Ricopro il mio attuale incarico di Direttore del Magazine di Comunicazione Strategica con senso di gratitudine. Qui l’abito non è pronto, viene perfezionato e co-progettato ogni giorno. Le mie stiliste sono laureate, brillanti e organizzate, campionesse olimpiche dei social-media. Nei loro panni sarei contenta di sapere che il Direttore non vive di vita propria, esiste solo perché sono proprio loro ad autorizzarlo a prendere una direzione piuttosto che un’altra.

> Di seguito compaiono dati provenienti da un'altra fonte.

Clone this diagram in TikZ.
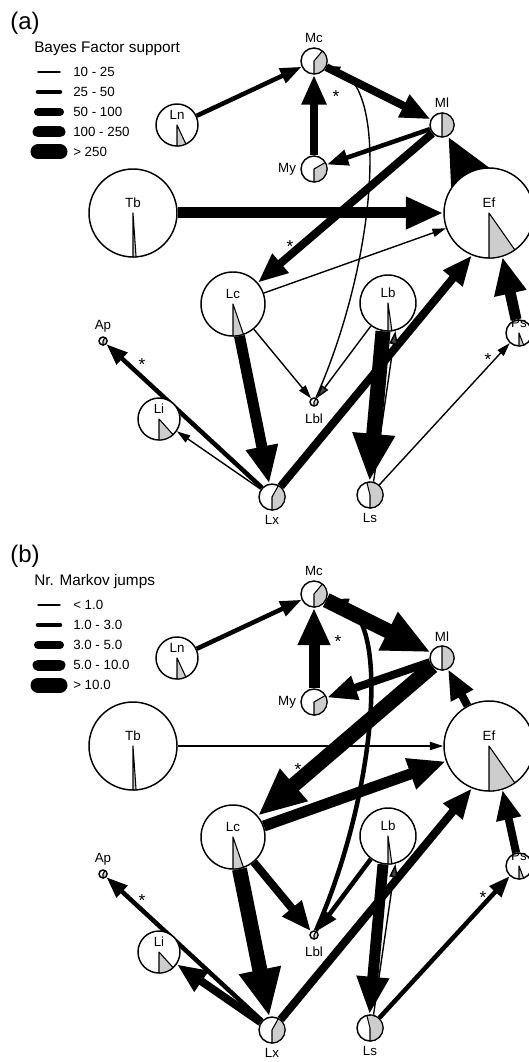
\documentclass[tikz,border=0pt]{standalone}
\usepackage{fontspec}
\setmainfont{Liberation Sans}
\usetikzlibrary{positioning,backgrounds,arrows.meta}
\definecolor{slicegrey}{RGB}{205,205,205}
\definecolor{tipgrey}{RGB}{70,70,70}
\tikzset{
    site/.style={circle, draw=black, line width=1.1pt, fill=white, inner sep=0pt},
    slice/.style={fill=slicegrey, draw=black, line width=0.8pt, line join=round},
    lbl/.style={inner sep=0pt, font=\fontsize{10}{11}\selectfont},
    keytext/.style={inner sep=0pt, anchor=west, font=\fontsize{10}{11}\selectfont},
    title/.style={inner sep=0pt, anchor=west, font=\fontsize{11.5}{13}\selectfont},
    panel/.style={inner sep=0pt, anchor=west, font=\fontsize{18}{20}\selectfont},
    ast/.style={inner sep=0pt, font=\fontsize{13}{14}\selectfont},
    link/.style={-{Triangle[length=7.5pt 2.5, width=3.75pt 2.3]}},
    greytip/.style={-{Triangle[length=7.5pt 2.5, width=3.75pt 2.3, fill=tipgrey]}},
    w1/.style={line width=1.05pt},
    w2/.style={line width=3.4pt},
    w3/.style={line width=6pt},
    w4/.style={line width=8.25pt},
    w5/.style={line width=11.25pt}
}
% site with the label outside: name, x, y, radius, end of grey slice, label place, text
\newcommand{\site}[7]{%
    \node[site, minimum size=#4*1.5pt] (#1) at (#2,-#3) {};
    \filldraw[slice] (#1.center) -- ++(-90:#4) arc[start angle=-90, end angle=#5, radius=#4] -- cycle;
    \node[lbl, #6 of #1] (#1-lbl) {#7};
}
% site with the label inside
\newcommand{\bigsite}[6]{%
    \node[site, minimum size=#4*1.5pt] (#1) at (#2,-#3) {};
    \filldraw[slice] (#1.center) -- ++(-90:#4) arc[start angle=-90, end angle=#5, radius=#4] -- cycle;
    \node[lbl, above=4pt of #1.center] (#1-lbl) {#6};
}
% all locations of one panel
\newcommand{\sites}[1]{%
    \site{#1Mc}{314}{61}{13}{50}{above=3.5pt}{Mc}
    \site{#1Ml}{442}{125}{12}{90}{above=3pt}{Ml}
    \site{#1My}{314}{169}{13}{30}{left=3pt}{My}
    \bigsite{#1Ef}{489}{213}{45}{-55}{Ef}
    \bigsite{#1Tb}{133}{213}{44}{-86}{Tb}
    \bigsite{#1Ln}{177}{125}{21}{-65}{Ln}
    \bigsite{#1Lc}{233}{304}{32}{-71}{Lc}
    \bigsite{#1Lb}{388}{303}{28}{-82}{Lb}
    \bigsite{#1Li}{159}{419}{21}{-48}{Li}
    \bigsite{#1Ps}{519}{333}{13}{-69}{Ps}
    \site{#1Ap}{103}{341}{4}{60}{above=3pt}{Ap}
    \site{#1Lbl}{314}{402}{4}{60}{below=5pt}{Lbl}
    \site{#1Lx}{272}{497}{13}{61}{below=3pt}{Lx}
    \site{#1Ls}{370}{495}{13}{104}{below=3pt}{Ls}
}

\begin{document}
\begin{tikzpicture}[x=0.75pt, y=0.75pt]
    \useasboundingbox (0,0) rectangle (528,-1062);

    % (a) Bayes factors
    \node[panel] (aPanel) at (10,-23) {(a)};
    \node[title] (aTitle) at (34,-49) {Bayes Factor support};
    \foreach \w/\t [count=\i] in {w1/10 - 25, w2/25 - 50, w3/50 - 100, w4/100 - 250, w5/> 250} {
        \draw[\w, line cap=round] (38,-52-20*\i) -- (60,-52-20*\i);
        \node[keytext] (aKey\i) at (73,-52-20*\i) {\t};
    }
    \sites{a}
    \begin{scope}[on background layer]
        \draw[link, w2] (aLn) -- (aMc);
        \draw[link, w3] (aMc) -- (aMl);
        \draw[link, w3] (aMy) -- (aMc);
        \draw[link, w2] (aMl) -- (aMy);
        \draw[link, w5] (aEf) -- (aMl);
        \draw[link, w3] (aMl) -- (aLc);
        \draw[link, w4] (aTb) -- (aEf);
        \draw[link, w1] (aLc) -- (aEf);
        \draw[link, w1] (aLbl) .. controls (375,-265) and (390,-90) .. (aMc);
        \draw[link, w1] (aLc) -- (aLbl);
        \draw[greytip, w1] (aLb) -- (aLbl);
        \draw[link, w4] (aLc) -- (aLx);
        \draw[link, w2] (aLx) -- (aAp);
        \draw[link, w1] (aLx) -- (aLi);
        \draw[link, w3] (aLx) -- (aEf.-112);
        \draw[link, w5] (aLb.260) -- (aLs.92);
        \draw[greytip, w1] (aLs.75) -- (aLb.-75);
        \draw[link, w1] (aLs) -- (aPs);
        \draw[link, w4] (aPs) -- (aEf.-73);
    \end{scope}
    \node[ast] (aStar1) at (336,-97) {*};
    \node[ast] (aStar2) at (290,-247) {*};
    \node[ast] (aStar3) at (142,-365) {*};
    \node[ast] (aStar4) at (488,-360) {*};

    % (b) Markov jumps
    \begin{scope}[yshift=-399.75pt]
        \node[panel] (bPanel) at (10,-23) {(b)};
        \node[title] (bTitle) at (34,-49) {Nr. Markov jumps};
        \foreach \w/\t [count=\i] in {w1/< 1.0, w2/1.0 - 3.0, w3/3.0 - 5.0, w4/5.0 - 10.0, w5/> 10.0} {
            \draw[\w, line cap=round] (38,-52-20*\i) -- (60,-52-20*\i);
            \node[keytext] (bKey\i) at (73,-52-20*\i) {\t};
        }
        \sites{b}
        \begin{scope}[on background layer]
            \draw[link, w2] (bLn) -- (bMc);
            \draw[link, w5] (bMc) -- (bMl);
            \draw[link, w4] (bMy) -- (bMc);
            \draw[link, w3] (bMl) -- (bMy);
            \draw[link, w3] (bEf) -- (bMl);
            \draw[link, w5] (bMl) -- (bLc);
            \draw[link, w1] (bTb) -- (bEf);
            \draw[link, w4] (bLc) -- (bEf);
            \draw[link, w2] (bLbl) .. controls (375,-265) and (390,-90) .. (bMc);
            \draw[link, w3] (bLc) -- (bLbl);
            \draw[link, w2] (bLb) -- (bLbl);
            \draw[link, w5] (bLc) -- (bLx);
            \draw[link, w2] (bLx) -- (bAp);
            \draw[link, w3] (bLx) -- (bLi);
            \draw[link, w3] (bLx) -- (bEf.-112);
            \draw[link, w4] (bLb.260) -- (bLs.92);
            \draw[greytip, w1] (bLs.75) -- (bLb.-75);
            \draw[link, w2] (bLs) -- (bPs);
            \draw[link, w3] (bPs) -- (bEf.-73);
        \end{scope}
        \node[ast] (bStar1) at (338,-109) {*};
        \node[ast] (bStar2) at (298,-237) {*};
        \node[ast] (bStar3) at (142,-368) {*};
        \node[ast] (bStar4) at (483,-365) {*};
    \end{scope}
\end{tikzpicture}
\end{document}
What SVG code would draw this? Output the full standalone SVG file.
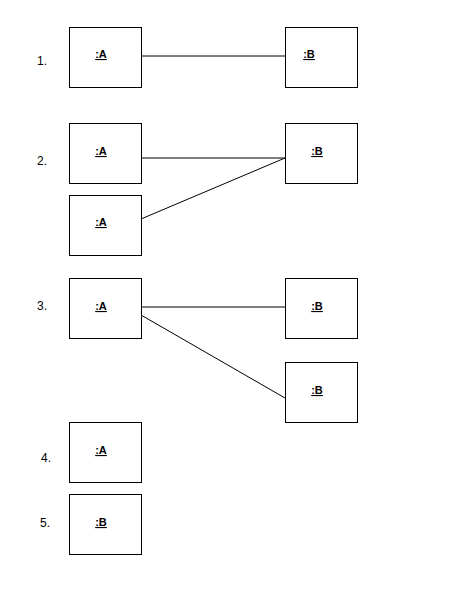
<svg xmlns="http://www.w3.org/2000/svg" width="457" height="593" viewBox="0 0 457 593">
<style>
.box{fill:#fff;stroke:#000;stroke-width:1}
.lbl{font-family:"Liberation Sans",Arial,sans-serif;font-size:11px;font-weight:bold;text-decoration:underline;text-anchor:middle;fill:#000}
.num{font-family:"Liberation Sans",Arial,sans-serif;font-size:12px;fill:#000}
.edge{stroke:#000;stroke-width:1;fill:none}
</style>
<rect width="457" height="593" fill="#fff"/>
<g id="numbers">
<text class="num" x="37" y="65">1.</text>
<text class="num" x="37" y="165">2.</text>
<text class="num" x="37" y="310">3.</text>
<text class="num" x="41" y="462">4.</text>
<text class="num" x="40" y="527">5.</text>
</g>
<g id="connectors">
<line class="edge" x1="141" y1="56" x2="285" y2="56"/>
<line class="edge" x1="141" y1="158" x2="285" y2="158"/>
<line class="edge" x1="141" y1="219" x2="285" y2="158"/>
<line class="edge" x1="141" y1="307" x2="285" y2="307"/>
<line class="edge" x1="141" y1="315" x2="285" y2="398"/>
</g>
<g id="n1a"><rect class="box" x="69.5" y="27.5" width="72" height="60"/><text class="lbl" x="101" y="58">:A</text></g>
<g id="n1b"><rect class="box" x="285.5" y="27.5" width="72" height="60"/><text class="lbl" x="309" y="58">:B</text></g>
<g id="n2a"><rect class="box" x="69.5" y="123.5" width="72" height="60"/><text class="lbl" x="101" y="155">:A</text></g>
<g id="n2b"><rect class="box" x="285.5" y="123.5" width="72" height="60"/><text class="lbl" x="317" y="155">:B</text></g>
<g id="n2c"><rect class="box" x="69.5" y="195.5" width="72" height="60"/><text class="lbl" x="101" y="226">:A</text></g>
<g id="n3a"><rect class="box" x="69.5" y="278.5" width="72" height="60"/><text class="lbl" x="101" y="310">:A</text></g>
<g id="n3b"><rect class="box" x="285.5" y="278.5" width="72" height="60"/><text class="lbl" x="317" y="310">:B</text></g>
<g id="n3c"><rect class="box" x="285.5" y="362.5" width="72" height="60"/><text class="lbl" x="317" y="394">:B</text></g>
<g id="n4a"><rect class="box" x="69.5" y="422.5" width="72" height="60"/><text class="lbl" x="101" y="454">:A</text></g>
<g id="n5b"><rect class="box" x="69.5" y="494.5" width="72" height="60"/><text class="lbl" x="101" y="526">:B</text></g>
</svg>
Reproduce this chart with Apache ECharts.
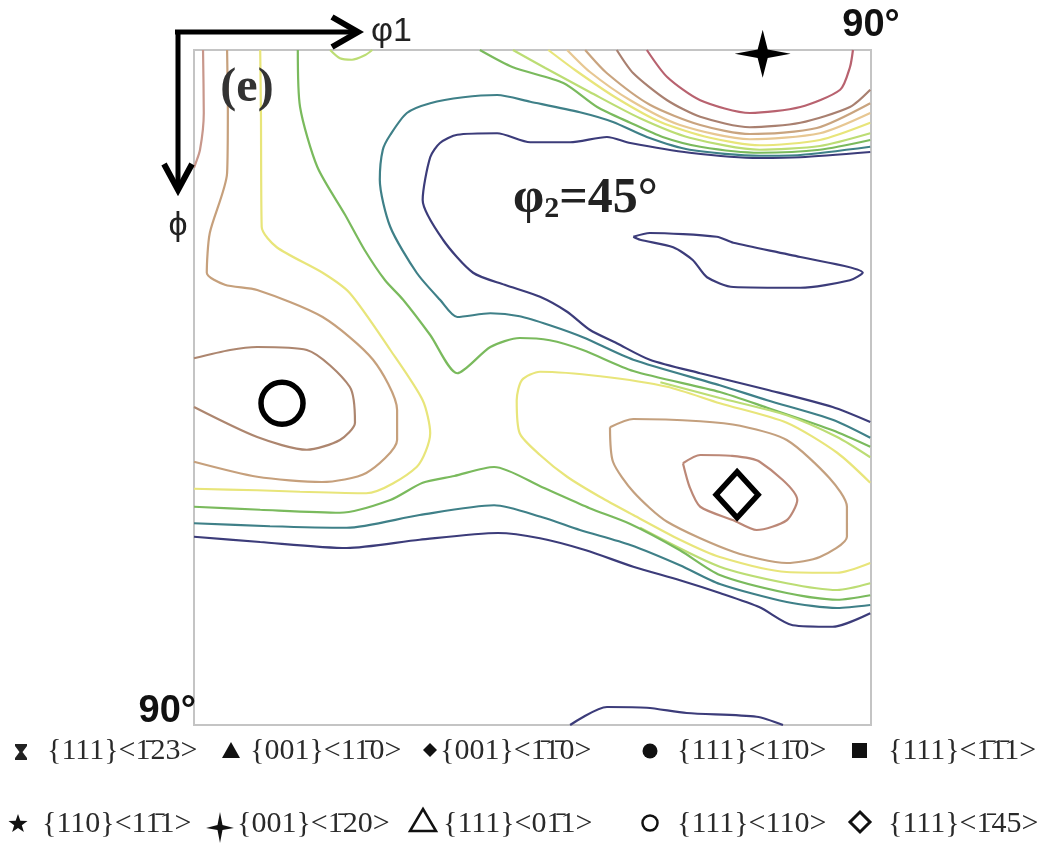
<!DOCTYPE html>
<html><head><meta charset="utf-8">
<script src="https://cdn.jsdelivr.net/npm/echarts@6/dist/echarts.min.js"></script>
<style>html,body{margin:0;padding:0;background:#fff}#c{width:1061px;height:848px}</style>
</head><body><div id="c"></div><script>
// ---- contour lines: [phi1 (deg), Phi (deg)] ----
const navyU = [[89.9,13.6],[80.6,14.3],[75.2,14.4],[65.9,13.7],[58.0,12.4],[54.9,11.6],[50.0,12.3],[44.7,12.3],[40.3,11.1],[35.0,11.3],[32.7,12.4],[31.4,14.3],[30.4,20.0],[33.1,25.3],[37.1,29.7],[41.3,31.3],[46.0,32.9],[49.6,34.9],[52.6,37.3],[56.2,39.1],[60.6,41.3],[67.3,43.1],[76.2,45.3],[84.9,47.6],[89.9,49.6]];
const tealU = [[89.9,12.9],[80.6,14.0],[75.2,14.1],[65.9,13.3],[60.2,11.6],[55.7,9.6],[51.3,8.3],[44.7,6.9],[40.3,6.0],[35.8,6.3],[31.4,7.1],[28.3,8.4],[26.1,11.3],[25.1,13.3],[24.7,17.3],[26.1,23.6],[29.6,29.7],[32.7,33.3],[35.0,35.6],[39.4,35.1],[43.3,35.5],[47.3,36.7],[51.7,38.3],[58.4,41.3],[69.9,44.7],[76.2,46.7],[84.9,49.3],[89.9,51.7]];
const greenV = [[13.8,0],[14.1,7.6],[16.4,15.6],[20.1,22.0],[22.7,26.7],[25.4,30.7],[27.8,33.3],[31.4,38.0],[35.0,43.1],[39.4,39.6],[43.3,38.4],[47.3,38.7],[51.7,40.0],[58.4,42.8],[69.9,45.6],[76.2,47.7],[84.9,50.7],[89.9,52.9]];
const lgreenDip = [[18.1,0],[19.4,1.1],[21.0,1.3],[22.7,0.7],[23.7,0]];
const greenBowl = [[38.0,0],[42.4,2.3],[49.1,4.4],[53.6,7.6],[58.0,9.7],[62.3,11.6],[67.3,12.9],[75.2,13.7],[83.2,13.3],[89.9,12.0]];
const lgreenBowl = [[42.4,0],[46.7,2.4],[52.6,5.6],[59.3,9.1],[65.9,11.7],[75.2,13.3],[83.2,12.8],[89.9,11.1]];
const yellowBowl = [[47.1,0],[50.7,2.7],[56.0,6.3],[62.0,9.6],[68.6,11.7],[75.2,12.7],[83.2,12.0],[89.9,9.7]];
const ltanBowl = [[49.6,0],[52.6,2.9],[58.0,6.7],[64.6,10.0],[73.9,11.9],[83.2,11.1],[89.9,8.4]];
const tanBowl = [[52.0,0],[54.9,3.1],[60.6,7.3],[67.3,10.0],[73.9,11.2],[82.8,10.4],[89.9,7.1]];
const brownBowl = [[56.2,0],[58.4,3.1],[62.9,6.7],[67.3,8.9],[73.9,10.3],[80.6,9.7],[87.2,7.6],[89.9,5.3]];
const pinkBowl = [[60.2,0],[62.9,3.6],[67.3,6.7],[73.9,8.4],[80.6,7.6],[85.9,5.3],[87.2,2.3],[87.6,0]];
const navyIsland = [[58.4,24.9],[60.6,24.4],[69.5,24.9],[71.7,25.7],[80.6,27.6],[88.9,29.7],[87.2,30.7],[80.6,31.7],[71.7,31.6],[68.2,30.3],[66.3,28.0],[63.7,26.3],[59.3,25.3],[58.4,24.9]];
const brownLeft = [[0,41.1],[4.8,40.0],[8.4,39.6],[15.0,40.0],[20.7,44.9],[21.4,49.7],[19.4,52.0],[15.0,53.3],[8.4,51.6],[0,47.6]];
const tanLeft = [[4.4,0],[4.5,8.0],[4.4,16.4],[2.1,24.4],[1.7,29.7],[4.1,31.3],[8.4,32.0],[17.1,35.6],[23.8,41.3],[27.0,48.0],[27.0,52.0],[22.9,56.4],[17.0,57.6],[8.4,56.9],[0,54.9]];
const yellowLeft = [[8.8,0],[8.9,8.4],[9.0,23.6],[11.0,26.3],[17.1,29.7],[20.7,32.4],[26.1,40.0],[30.4,46.7],[31.4,51.1],[29.6,55.6],[22.9,59.1],[14.1,58.9],[8.4,58.7],[0,58.5]];
const cornerLine = [[1.2,0],[1.3,8.4],[0.8,13.3],[0,15.7]];
const brownRight = [[65.0,55.1],[67.3,54.0],[71.3,54.1],[75.2,54.9],[80.2,60.0],[78.8,62.7],[74.8,64.0],[71.7,62.7],[67.3,60.9],[65.9,58.3],[65.0,55.1]];
const tanRight = [[55.3,50.3],[58.4,49.2],[67.3,49.5],[72.6,50.1],[78.8,52.0],[84.5,57.1],[86.8,60.9],[86.8,64.9],[83.2,67.6],[78.8,68.4],[71.7,66.9],[62.9,62.9],[58.4,58.9],[55.7,54.9],[55.3,50.3]];
const yellowRight = [[89.9,57.7],[85.5,53.7],[78.8,49.7],[69.9,47.1],[62.9,44.9],[54.0,43.5],[46.0,42.9],[43.6,44.0],[42.9,46.7],[43.3,51.1],[46.0,54.0],[49.6,56.9],[54.0,59.6],[58.4,62.0],[64.6,65.3],[69.9,67.6],[78.8,69.6],[85.5,69.7],[89.9,68.4]];
const lgreenUpper = [[62.0,44.3],[69.9,46.4],[78.8,48.7],[85.5,51.6],[89.9,54.3]];
const lgreenLower = [[59.3,63.7],[69.9,68.9],[78.8,71.1],[85.5,72.0],[89.9,71.1]];
const greenLower = [[0,60.9],[8.8,61.3],[19.4,61.7],[26.1,60.0],[30.4,57.7],[34.6,56.8],[39.9,55.6],[46.3,58.3],[52.6,61.1],[58.0,63.2],[64.6,66.7],[69.9,70.0],[78.8,72.4],[85.5,73.3],[89.9,72.7]];
const tealLower = [[0,63.1],[10.1,63.5],[20.3,63.7],[30.0,62.0],[39.9,60.7],[46.3,62.3],[51.3,64.0],[58.0,66.0],[64.6,68.7],[69.9,71.2],[78.8,73.6],[85.5,74.4],[89.9,74.0]];
const navyLower = [[0,64.9],[8.8,65.6],[20.3,66.4],[30.0,65.3],[40.4,64.4],[46.0,65.1],[52.1,66.7],[58.4,68.9],[64.6,70.7],[69.9,72.4],[75.2,74.3],[79.6,76.7],[84.9,76.9],[89.9,75.1]];
const navyBottom = [[50.0,90],[54.9,87.6],[60.2,87.7],[65.5,88.4],[74.8,88.9],[78.3,90]];

// ---- texture component markers inside the section ----
const circleMarker = [[11.7,47.1]];   // {111}<110>
const diamondMarker = [[72.2,59.3]];  // {111}<-145>
const crossMarker = [[75.6,0.5]];     // {001}<-120>

// ---- legend labels ----
const B = '\u0304';
const legendRow1 = ['{111}<1'+B+'23>','{001}<11'+B+'0>','{001}<1'+B+'1'+B+'0>','{111}<11'+B+'0>','{111}<1'+B+'1'+B+'1>'];
const legendRow2 = ['{110}<11'+B+'1>','{001}<1'+B+'20>','{111}<01'+B+'1>','{111}<110>','{111}<1'+B+'45>'];

const C = {navy:'#3c3c7a', teal:'#3f8088', green:'#7aba5d', lgreen:'#bcdd74', yellow:'#e8e57a',
  ltan:'#e7c792', tan:'#c9a47f', brown:'#a98070', pink:'#b8626f', tanL:'#c6a07c', brownL:'#ad866f',
  corner:'#c8978b', tanR:'#c4a07e', brownR:'#bc8877'};

const lines = [
  [navyU,C.navy],[tealU,C.teal],[greenV,C.green],[lgreenDip,C.lgreen],
  [greenBowl,C.green],[lgreenBowl,C.lgreen],[yellowBowl,C.yellow],[ltanBowl,C.ltan],[tanBowl,C.tan],[brownBowl,C.brown],[pinkBowl,C.pink],
  [navyIsland,C.navy],[brownLeft,C.brownL],[tanLeft,C.tanL],[yellowLeft,C.yellow],[cornerLine,C.corner],
  [brownRight,C.brownR],[tanRight,C.tanR],[yellowRight,C.yellow],[lgreenUpper,C.lgreen],[lgreenLower,C.lgreen],
  [greenLower,C.green],[tealLower,C.teal],[navyLower,C.navy],[navyBottom,C.navy]
];

const series = lines.map(([d,col]) => ({
  type:'line', data:d, symbol:'none', smooth:0.25, silent:true, z:2,
  lineStyle:{color:col, width:2.2}
}));
const star4Path = 'path://M0,-10 L1.8,-1.8 L10,0 L1.8,1.8 L0,10 L-1.8,1.8 L-10,0 L-1.8,-1.8 Z';
series.push({type:'scatter', data:circleMarker, symbol:'circle', symbolSize:42, z:5, silent:true,
  itemStyle:{color:'rgba(0,0,0,0)', borderColor:'#000', borderWidth:5.5, opacity:1}});
series.push({type:'scatter', data:diamondMarker, symbol:'diamond', symbolSize:[42,46], z:5, silent:true,
  itemStyle:{color:'rgba(0,0,0,0)', borderColor:'#000', borderWidth:5.5, opacity:1}});
series.push({type:'scatter', data:crossMarker, symbol:star4Path, symbolSize:[56,48], z:5, silent:true, clip:false,
  itemStyle:{color:'#000', opacity:1}});

// ---- annotation graphics ----
const g = [];
const T = (x,y,text,font,fill,align,va) => g.push({type:'text', x, y, z:10,
  style:{text, font, fill:fill||'#222', align:align||'left', verticalAlign:va||'middle', textAlign:align||'left', textVerticalAlign:va||'middle'}});
// axis arrows
g.push({type:'polyline', z:10, shape:{points:[[175,32],[358,32]]}, style:{stroke:'#000', lineWidth:5, fill:null}});
g.push({type:'polyline', z:10, shape:{points:[[332,17],[358,32],[332,47]]}, style:{stroke:'#000', lineWidth:6, fill:null, lineJoin:'miter'}});
g.push({type:'polyline', z:10, shape:{points:[[178,30],[178,190]]}, style:{stroke:'#000', lineWidth:5, fill:null}});
g.push({type:'polyline', z:10, shape:{points:[[164,164],[178,190],[192,164]]}, style:{stroke:'#000', lineWidth:6, fill:null, lineJoin:'miter'}});
T(371,32,'\u03c61','34px "Liberation Sans"','#222');
T(178,226,'\u03d5','34px "Liberation Sans"','#222','center');
T(871,26,'90\u00b0','bold 38px "Liberation Sans"','#111','center');
T(196,712,'90\u00b0','bold 38px "Liberation Sans"','#111','right');
T(247,89,'(e)','bold 48px "Liberation Serif"','#333','center');
g.push({type:'text', x:513, y:199, z:10, style:{text:'{a|\u03c6}{b|2}{a|=45\u00b0}', align:'left', verticalAlign:'middle', textAlign:'left', textVerticalAlign:'middle',
  rich:{a:{font:'bold 50px "Liberation Serif"', fill:'#222'}, b:{font:'bold 30px "Liberation Serif"', fill:'#222', verticalAlign:'bottom'}}}});

// legend
const r1 = 751, r2 = 824, lf = '30px "Liberation Serif"', lc = '#2a2a2a';
const tx1 = [47,250,440,677,888], tx2 = [42,237,443,677,888];
legendRow1.forEach((s,i)=>T(tx1[i], r1, s, lf, lc));
legendRow2.forEach((s,i)=>T(tx2[i], r2, s, lf, lc));
// row1 symbols
g.push({type:'polygon', z:10, shape:{points:[[15,744],[27,744],[27,746],[22.5,752],[27,758],[27,760],[15,760],[15,758],[19.5,752],[15,746]]}, style:{fill:'#222'}});
g.push({type:'polygon', z:10, shape:{points:[[231,742],[240,758],[222,758]]}, style:{fill:'#111'}});
g.push({type:'polygon', z:10, shape:{points:[[430,743],[437,750],[430,757],[423,750]]}, style:{fill:'#111'}});
g.push({type:'circle', z:10, shape:{cx:650, cy:751, r:7.5}, style:{fill:'#111'}});
g.push({type:'rect', z:10, shape:{x:852, y:743, width:15, height:15}, style:{fill:'#111'}});
// row2 symbols
const st = []; for (let i=0;i<10;i++){ const a=-Math.PI/2+i*Math.PI/5, rr=i%2?4:10; st.push([18+rr*Math.cos(a), 824+rr*Math.sin(a)]); }
g.push({type:'polygon', z:10, shape:{points:st}, style:{fill:'#111'}});
g.push({type:'polygon', z:10, shape:{points:[[220,812],[222.5,825],[234,828],[222.5,830],[220,843],[217.5,830],[206,828],[217.5,825]]}, style:{fill:'#111'}});
g.push({type:'polygon', z:10, shape:{points:[[423,809],[436,831],[410,831]]}, style:{fill:null, stroke:'#111', lineWidth:2.5}});
g.push({type:'circle', z:10, shape:{cx:650, cy:823, r:7.5}, style:{fill:null, stroke:'#111', lineWidth:2.5}});
g.push({type:'polygon', z:10, shape:{points:[[860,812],[870,822],[860,832],[850,822]]}, style:{fill:null, stroke:'#111', lineWidth:3}});

const chart = echarts.init(document.getElementById('c'), null, {renderer:'canvas'});
chart.setOption({
  animation:false,
  backgroundColor:'#fff',
  grid:{left:194, top:50, right:190, bottom:123, show:true, borderColor:'#c4c4c4', borderWidth:2, backgroundColor:'#fff'},
  xAxis:{type:'value', min:0, max:90, show:false},
  yAxis:{type:'value', min:0, max:90, inverse:true, show:false},
  series,
  graphic:g
});
</script></body></html>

In questi nuovi panni, riadattati, aggiustati e spolverizzati di brillantini costantemente, leggo con occhi curiosi e attenti i contributi che più di sessanta collaboratori portano alla mia attenzione ogni settimana. Mi offrono in dono tanti tasselli che, riordinati, compongono un puzzle interessante: la nostra madrelingua, una lingua marginale, eppure amatissima in ogni Paese, ha ancora molto da dire sul mondo che stiamo vivendo e sa descrivere perfettamente con parole proprie i sottintesi allusivi dei tecnicismi dell’American English. Il quadro così ricomposto mostra anche che la comunicazione autentica va studiata e praticata, non può più giocare un ruolo complementare, perché fonte di comprensione nella complessità, di negoziazione e quindi di reddito. Su tutto spicca, tuttavia, il nostro continuo calarci nei panni di chi maggiormente ci appassiona. Ogni collega della mia amplissima redazione ha mostrato, nella scelta dei temi da trattare, il vestito migliore che ha, dove esercita al meglio le proprie competenze e dove mette entusiasmo e passione. Tutti hanno fatto riferimento alla propria esperienza e al proprio privato, alle proprie sfide quotidiane. La scrittura, il filo sottile che cuce insieme le tante parti di noi e disegna la nostra dimensione più autentica, ci consente finalmente di non recitare una parte, ma di entrare negli abiti più comodi che abbiamo; sono anche i più eleganti e, ogni giorno, qualcuno li rimette a modello perché siano sempre attuali. Come nuovo Direttore sono contemporaneamente il sarto e il modello, entro ed esco da questi panni con disinvoltura per afferrare ora un ago, per rifinire una frase, ora un paio di forbici, per togliere qualcosa di troppo, e tuttavia sono ogni volta al di sopra di queste parti, come ognuna delle persone che lavora con me. Se fossi nei panni di ciascuna firma di questo Magazine, sarei felice di essere semplicemente me stesso.